◆ **Given instruction**: Retype all material exactly. Pictures stay out of the copy.

◆ **Record set**:
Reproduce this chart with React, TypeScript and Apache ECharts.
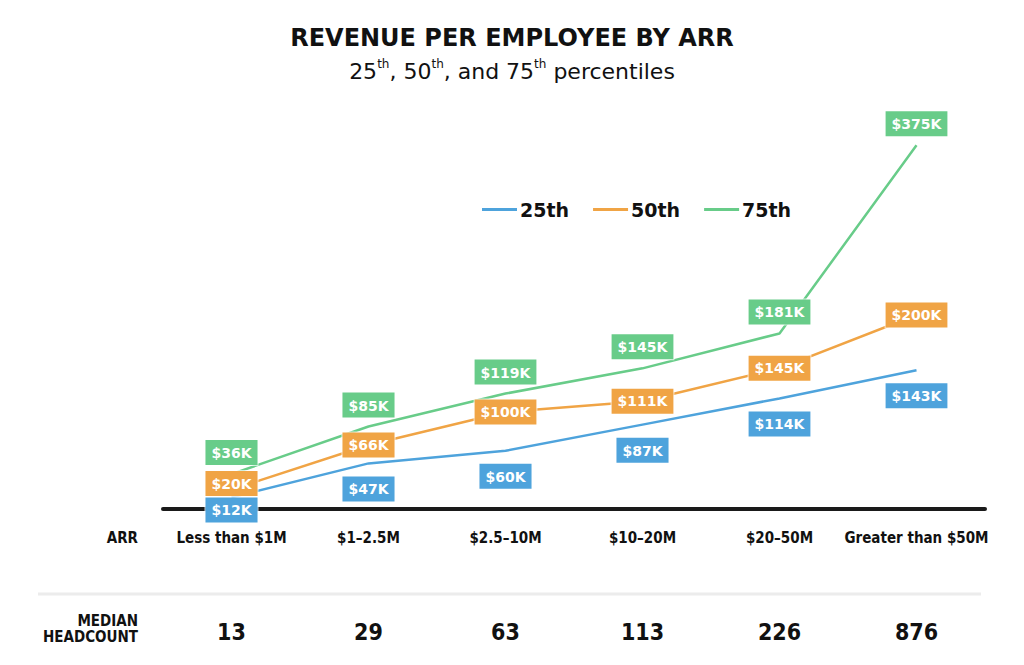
import React, { useEffect, useRef } from "react";
import * as echarts from "echarts";

// ARR bands along the x axis
const categories = [
  "Less than $1M",
  "$1–2.5M",
  "$2.5–10M",
  "$10–20M",
  "$20–50M",
  "Greater than $50M",
];

// Median headcount for each ARR band
const headcount = [13, 29, 63, 113, 226, 876];

// Revenue per employee, in $K
const p25 = [12, 47, 60, 87, 114, 143];
const p50 = [20, 66, 100, 111, 145, 200];
const p75 = [36, 85, 119, 145, 181, 375];

const BLUE = "#4ea3dc";
const ORANGE = "#f0a445";
const GREEN = "#68cc89";

const BOLD_FONT = "'DejaVu Sans', sans-serif";
const COND_FONT = "'DejaVu Sans Condensed', 'Liberation Sans Narrow', sans-serif";

const fmtK = (v: number) => `$${v}K`;

const labelBox = (bg: string) => ({
  show: true,
  formatter: (p: any) => fmtK(p.value),
  color: "#fff",
  fontFamily: BOLD_FONT,
  fontWeight: "bold" as const,
  fontSize: 14,
  backgroundColor: bg,
  borderColor: "rgba(255,255,255,0.7)",
  borderWidth: 1,
  padding: [6, 6, 5, 6],
});

export default function App() {
  const ref = useRef<HTMLDivElement>(null);

  useEffect(() => {
    if (!ref.current) return;
    const chart = echarts.init(ref.current, null, { renderer: "svg" });

    const lineSeries = (
      name: string,
      values: number[],
      color: string,
      label: any,
      firstLabel?: any
    ) => ({
      name,
      type: "line",
      data: values.map((v, i) =>
        i === 0 && firstLabel ? { value: v, label: firstLabel } : v
      ),
      showSymbol: true,
      symbol: "circle",
      symbolSize: 0.1,
      itemStyle: { color },
      lineStyle: { color, width: 2.5 },
      label,
      emphasis: { disabled: true },
    });

    chart.setOption({
      animation: false,
      backgroundColor: "#ffffff",
      title: [
        {
          text: "REVENUE PER EMPLOYEE BY ARR",
          left: "center",
          top: 21,
          textStyle: {
            fontFamily: BOLD_FONT,
            fontWeight: "bold",
            fontSize: 24,
            color: "#111",
          },
        },
        {
          text: "25{s|th}, 50{s|th}, and 75{s|th} percentiles",
          left: "center",
          top: 53,
          textStyle: {
            fontFamily: BOLD_FONT,
            fontWeight: "normal",
            fontSize: 22,
            lineHeight: 27,
            color: "#111",
            rich: {
              s: {
                fontFamily: BOLD_FONT,
                fontSize: 12,
                lineHeight: 27,
                verticalAlign: "top",
                color: "#111",
              },
            },
          },
        },
      ],
      legend: {
        left: 482,
        top: 200,
        padding: 0,
        icon: "rect",
        itemWidth: 35,
        itemHeight: 3,
        itemGap: 24,
        textStyle: {
          fontFamily: BOLD_FONT,
          fontWeight: "bold",
          fontSize: 19,
          color: "#111",
          padding: [0, 0, 0, -2],
        },
        data: ["25th", "50th", "75th"],
      },
      grid: { left: 163, right: 39, top: 121, bottom: 156 },
      xAxis: [
        {
          type: "category",
          data: categories,
          boundaryGap: true,
          axisLine: { lineStyle: { color: "#1a1a1a", width: 4 } },
          axisTick: { show: false },
          axisLabel: {
            interval: 0,
            margin: 21,
            fontFamily: COND_FONT,
            fontWeight: "bold",
            fontSize: 15,
            color: "#111",
          },
        },
        {
          type: "category",
          data: headcount.map(String),
          position: "bottom",
          offset: 100,
          boundaryGap: true,
          axisLine: { show: false },
          axisTick: { show: false },
          axisLabel: {
            interval: 0,
            margin: 11,
            fontFamily: COND_FONT,
            fontWeight: "bold",
            fontSize: 23,
            color: "#111",
          },
        },
      ],
      yAxis: { type: "value", min: 0, max: 400, show: false },
      series: [
        lineSeries(
          "25th",
          p25,
          BLUE,
          { ...labelBox(BLUE), position: "bottom", distance: 13 },
          { distance: 0 }
        ),
        lineSeries(
          "50th",
          p50,
          ORANGE,
          { ...labelBox(ORANGE), position: "inside" },
          { offset: [0, -6] }
        ),
        lineSeries("75th", p75, GREEN, {
          ...labelBox(GREEN),
          position: "top",
          distance: 9,
        }),
      ],
      graphic: [
        {
          type: "text",
          x: 138,
          y: 530,
          style: {
            text: "ARR",
            align: "right",
            fontFamily: COND_FONT,
            fontWeight: "bold",
            fontSize: 15,
            fill: "#111",
          },
        },
        {
          type: "line",
          shape: { x1: 38, y1: 594, x2: 981, y2: 594 },
          style: { stroke: "#ececec", lineWidth: 3 },
        },
        {
          type: "text",
          x: 138,
          y: 613,
          style: {
            text: "MEDIAN\nHEADCOUNT",
            align: "right",
            lineHeight: 16,
            fontFamily: COND_FONT,
            fontWeight: "bold",
            fontSize: 15,
            fill: "#111",
          },
        },
      ],
    });

    return () => chart.dispose();
  }, []);

  return (
    <div
      ref={ref}
      style={{ position: "fixed", left: 0, top: 0, width: 1024, height: 665 }}
    />
  );
}
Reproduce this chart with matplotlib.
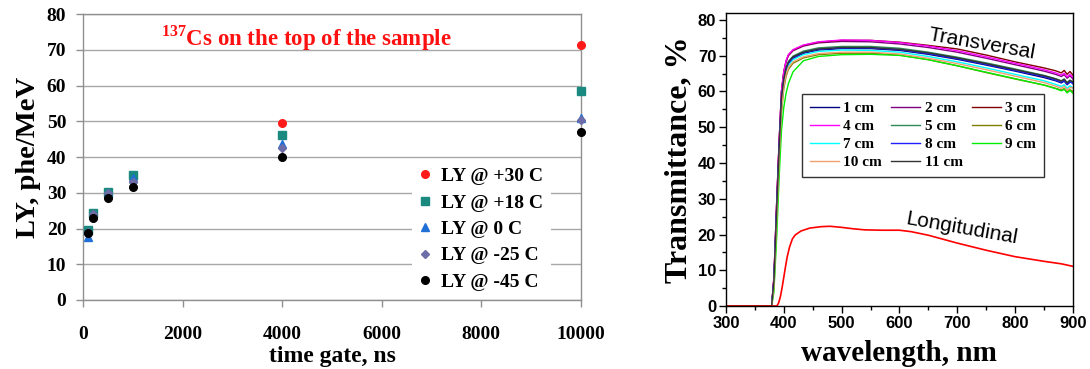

◆ **Exercise solution**:
Reproduce this chart with React, TypeScript and Apache ECharts.
import React, { useEffect, useRef } from "react";
import * as echarts from "echarts";

// ARR bands along the x axis
const categories = [
  "Less than $1M",
  "$1–2.5M",
  "$2.5–10M",
  "$10–20M",
  "$20–50M",
  "Greater than $50M",
];

// Median headcount for each ARR band
const headcount = [13, 29, 63, 113, 226, 876];

// Revenue per employee, in $K
const p25 = [12, 47, 60, 87, 114, 143];
const p50 = [20, 66, 100, 111, 145, 200];
const p75 = [36, 85, 119, 145, 181, 375];

const BLUE = "#4ea3dc";
const ORANGE = "#f0a445";
const GREEN = "#68cc89";

const BOLD_FONT = "'DejaVu Sans', sans-serif";
const COND_FONT = "'DejaVu Sans Condensed', 'Liberation Sans Narrow', sans-serif";

const fmtK = (v: number) => `$${v}K`;

const labelBox = (bg: string) => ({
  show: true,
  formatter: (p: any) => fmtK(p.value),
  color: "#fff",
  fontFamily: BOLD_FONT,
  fontWeight: "bold" as const,
  fontSize: 14,
  backgroundColor: bg,
  borderColor: "rgba(255,255,255,0.7)",
  borderWidth: 1,
  padding: [6, 6, 5, 6],
});

export default function App() {
  const ref = useRef<HTMLDivElement>(null);

  useEffect(() => {
    if (!ref.current) return;
    const chart = echarts.init(ref.current, null, { renderer: "svg" });

    const lineSeries = (
      name: string,
      values: number[],
      color: string,
      label: any,
      firstLabel?: any
    ) => ({
      name,
      type: "line",
      data: values.map((v, i) =>
        i === 0 && firstLabel ? { value: v, label: firstLabel } : v
      ),
      showSymbol: true,
      symbol: "circle",
      symbolSize: 0.1,
      itemStyle: { color },
      lineStyle: { color, width: 2.5 },
      label,
      emphasis: { disabled: true },
    });

    chart.setOption({
      animation: false,
      backgroundColor: "#ffffff",
      title: [
        {
          text: "REVENUE PER EMPLOYEE BY ARR",
          left: "center",
          top: 21,
          textStyle: {
            fontFamily: BOLD_FONT,
            fontWeight: "bold",
            fontSize: 24,
            color: "#111",
          },
        },
        {
          text: "25{s|th}, 50{s|th}, and 75{s|th} percentiles",
          left: "center",
          top: 53,
          textStyle: {
            fontFamily: BOLD_FONT,
            fontWeight: "normal",
            fontSize: 22,
            lineHeight: 27,
            color: "#111",
            rich: {
              s: {
                fontFamily: BOLD_FONT,
                fontSize: 12,
                lineHeight: 27,
                verticalAlign: "top",
                color: "#111",
              },
            },
          },
        },
      ],
      legend: {
        left: 482,
        top: 200,
        padding: 0,
        icon: "rect",
        itemWidth: 35,
        itemHeight: 3,
        itemGap: 24,
        textStyle: {
          fontFamily: BOLD_FONT,
          fontWeight: "bold",
          fontSize: 19,
          color: "#111",
          padding: [0, 0, 0, -2],
        },
        data: ["25th", "50th", "75th"],
      },
      grid: { left: 163, right: 39, top: 121, bottom: 156 },
      xAxis: [
        {
          type: "category",
          data: categories,
          boundaryGap: true,
          axisLine: { lineStyle: { color: "#1a1a1a", width: 4 } },
          axisTick: { show: false },
          axisLabel: {
            interval: 0,
            margin: 21,
            fontFamily: COND_FONT,
            fontWeight: "bold",
            fontSize: 15,
            color: "#111",
          },
        },
        {
          type: "category",
          data: headcount.map(String),
          position: "bottom",
          offset: 100,
          boundaryGap: true,
          axisLine: { show: false },
          axisTick: { show: false },
          axisLabel: {
            interval: 0,
            margin: 11,
            fontFamily: COND_FONT,
            fontWeight: "bold",
            fontSize: 23,
            color: "#111",
          },
        },
      ],
      yAxis: { type: "value", min: 0, max: 400, show: false },
      series: [
        lineSeries(
          "25th",
          p25,
          BLUE,
          { ...labelBox(BLUE), position: "bottom", distance: 13 },
          { distance: 0 }
        ),
        lineSeries(
          "50th",
          p50,
          ORANGE,
          { ...labelBox(ORANGE), position: "inside" },
          { offset: [0, -6] }
        ),
        lineSeries("75th", p75, GREEN, {
          ...labelBox(GREEN),
          position: "top",
          distance: 9,
        }),
      ],
      graphic: [
        {
          type: "text",
          x: 138,
          y: 530,
          style: {
            text: "ARR",
            align: "right",
            fontFamily: COND_FONT,
            fontWeight: "bold",
            fontSize: 15,
            fill: "#111",
          },
        },
        {
          type: "line",
          shape: { x1: 38, y1: 594, x2: 981, y2: 594 },
          style: { stroke: "#ececec", lineWidth: 3 },
        },
        {
          type: "text",
          x: 138,
          y: 613,
          style: {
            text: "MEDIAN\nHEADCOUNT",
            align: "right",
            lineHeight: 16,
            fontFamily: COND_FONT,
            fontWeight: "bold",
            fontSize: 15,
            fill: "#111",
          },
        },
      ],
    });

    return () => chart.dispose();
  }, []);

  return (
    <div
      ref={ref}
      style={{ position: "fixed", left: 0, top: 0, width: 1024, height: 665 }}
    />
  );
}
Reproduce this chart with matplotlib.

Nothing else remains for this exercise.